Is it Possible to Get a Good Internship in a Cutthroat Business Without Contacts?

Would you like to get involved in the music business? Then you are not alone! Did you know that music businesses who search for interns regularly get around 250 applications for each position? What this means is that gaining an education is absolutely vital if you want to have a chance to get your foot in the door. A music business degree education will also give you a wealth of transferable skills that you can use in a variety of other industries, should you not be able to get in. So what if you don’t have any contacts in the industry, and you want to be considered for an internship, what should you do?

1. Say the Right Words

There are two key words that you can say to put yourself ahead of the competition: “no pay”. Ideally, you will get paid for working, but there are hundreds of applicants who will value the chance of completing an internship above receiving a salary. In fact, around 99.9% of internships in the industry are unpaid, even though research has shown paid interns work harder and deliver greater value. If you’re not ready to work for nothing, however, you’re also not ready for this industry.

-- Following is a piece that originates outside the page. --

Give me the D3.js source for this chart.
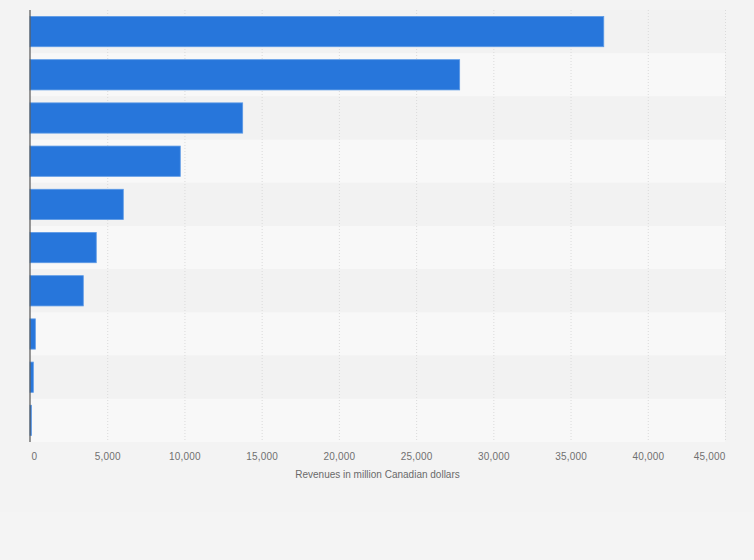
<!DOCTYPE html>
<html>
<head>
<meta charset="utf-8">
<script src="https://cdn.jsdelivr.net/npm/d3@7"></script>
<style>
  html, body { margin: 0; padding: 0; background: #f3f3f3; }
  svg { display: block; }
  text { font-family: "Liberation Sans", Arial, sans-serif; }
</style>
</head>
<body>
<svg id="chart" width="754" height="560"></svg>
<script>
// Data (category labels are not shown in the reference)
const categories = ["c1", "c2", "c3", "c4", "c5", "c6", "c7", "c8", "c9", "c10"];
const values = [37150, 27820, 13770, 9730, 6040, 4290, 3450, 345, 215, 90];
const tickValues = [0, 5000, 10000, 15000, 20000, 25000, 30000, 35000, 40000, 45000];
const axisTitle = "Revenues in million Canadian dollars";

const W = 754, H = 560;
const margin = { top: 10, left: 30, right: 29, bottom: 118 };
const plotW = W - margin.left - margin.right;
const plotH = H - margin.top - margin.bottom;

const svg = d3.select("#chart");
svg.append("rect").attr("width", W).attr("height", H).attr("fill", "#f3f3f3");
svg.append("rect").attr("y", 512).attr("width", W).attr("height", H - 512).attr("fill", "#f4f4f4");

const g = svg.append("g").attr("transform", `translate(${margin.left},${margin.top})`);

const x = d3.scaleLinear().domain([0, 45000]).range([0, plotW]);
const y = d3.scaleBand().domain(categories).range([0, plotH]).paddingInner(0.3).paddingOuter(0.15);
const rows = d3.scaleBand().domain(categories).range([0, plotH]).padding(0);

// Alternating row bands
g.selectAll("rect.band").data(categories).join("rect")
  .attr("class", "band")
  .attr("x", 0)
  .attr("y", d => rows(d))
  .attr("width", plotW)
  .attr("height", rows.bandwidth())
  .attr("fill", (d, i) => i % 2 === 0 ? "#f2f2f2" : "#f8f8f8");

// Gridlines
g.selectAll("line.grid").data(tickValues.filter(t => t > 0)).join("line")
  .attr("class", "grid")
  .attr("x1", d => x(d) + 0.5).attr("x2", d => x(d) + 0.5)
  .attr("y1", 0).attr("y2", plotH)
  .attr("stroke", "#dadada")
  .attr("stroke-width", 1)
  .attr("stroke-dasharray", "1,2");

// Bars
g.selectAll("rect.bar").data(values).join("rect")
  .attr("class", "bar")
  .attr("x", 0)
  .attr("y", (d, i) => y(categories[i]))
  .attr("width", d => x(d))
  .attr("height", y.bandwidth())
  .attr("fill", "#2776db")
  .attr("stroke", "#5b99e6")
  .attr("stroke-width", 0.8);

// Left axis line
g.append("line")
  .attr("x1", 0).attr("x2", 0)
  .attr("y1", 0).attr("y2", plotH)
  .attr("stroke", "#555").attr("stroke-width", 1.2);

// X axis labels
const fmt = d3.format(",");
const xAxis = d3.axisBottom(x).tickValues(tickValues).tickSize(0).tickPadding(0).tickFormat(fmt);
const ax = g.append("g").attr("transform", `translate(0,${plotH})`).call(xAxis);
ax.select(".domain").remove();
ax.selectAll("text")
  .attr("y", 18)
  .attr("dy", 0)
  .attr("fill", "#707070")
  .style("font-size", "10px")
  .style("letter-spacing", "0.2px")
  .attr("text-anchor", (d, i) => i === 0 ? "start" : (i === tickValues.length - 1 ? "end" : "middle"))
  .attr("dx", (d, i) => i === 0 ? 1 : 0);

// Axis title
g.append("text")
  .attr("x", plotW / 2)
  .attr("y", plotH + 36)
  .attr("text-anchor", "middle")
  .attr("fill", "#6a6a6a")
  .style("font-size", "10px")
  .text(axisTitle);
</script>
</body>
</html>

2. Know What You Are Interested in

The music business is huge and you have to make sure that you study towards the area you have a real interest in, and that the internship fits with that. If you have taken various elective classes in radio broadcasting, there is no point then applying for an internship in a recording studio. You’re not completing an internship to diversify your skills, you’re doing it to hone in on your skills. Some of the key categories you could consider include:

  • Large record labels (do specify a department like promotions, licensing, or marketing).
  • Radio stations (again, specify a department like promotions, sales, production, or on air).
  • Marketing firms (and again, think of things like online, street, tour, or specialty marketing).
  • Small record labels.
  • Management companies.
  • Publicity firms.
  • Music venues.
  • Booking agencies.
  • Publishing companies.
  • Music magazines.
  • Music websites.
  • Film and television licensing.
  • Production studios.

3. Have a List of Artists and Companies that You Admire

By knowing not just about artists, but also all the different companies that promote them (their promotion agencies, their favorite live venues, their talent scout, their record label, their recording studio, and so on), you show that you have a true interest in the industry as a whole. Too many people come in and say that they want to work with Justin Bieber. It is far more impressive if you can say that you want to support Justin Bieber in the way School Boy Records did.

4. Get a Resume that Rocks Together

Your resume is your selling point. A few key things to remember:

  • Be to the point.
  • Be detailed in terms of describing what you have done so far.
  • Be interesting.

5. Get Some Excellent Recommendations

Make sure you are in good academic standing, so that you can use faculty and mentors as references. Your chosen school is your first contact in the music industry, and you have to use that.

6. Apply

One of the key things you will find in the music industry is that you have to be able to deal with rejections. Apply to as many opportunities as you can find, and know that you will probably be rejected to all of them. Don’t let that dishearten you. Do, however, follow up!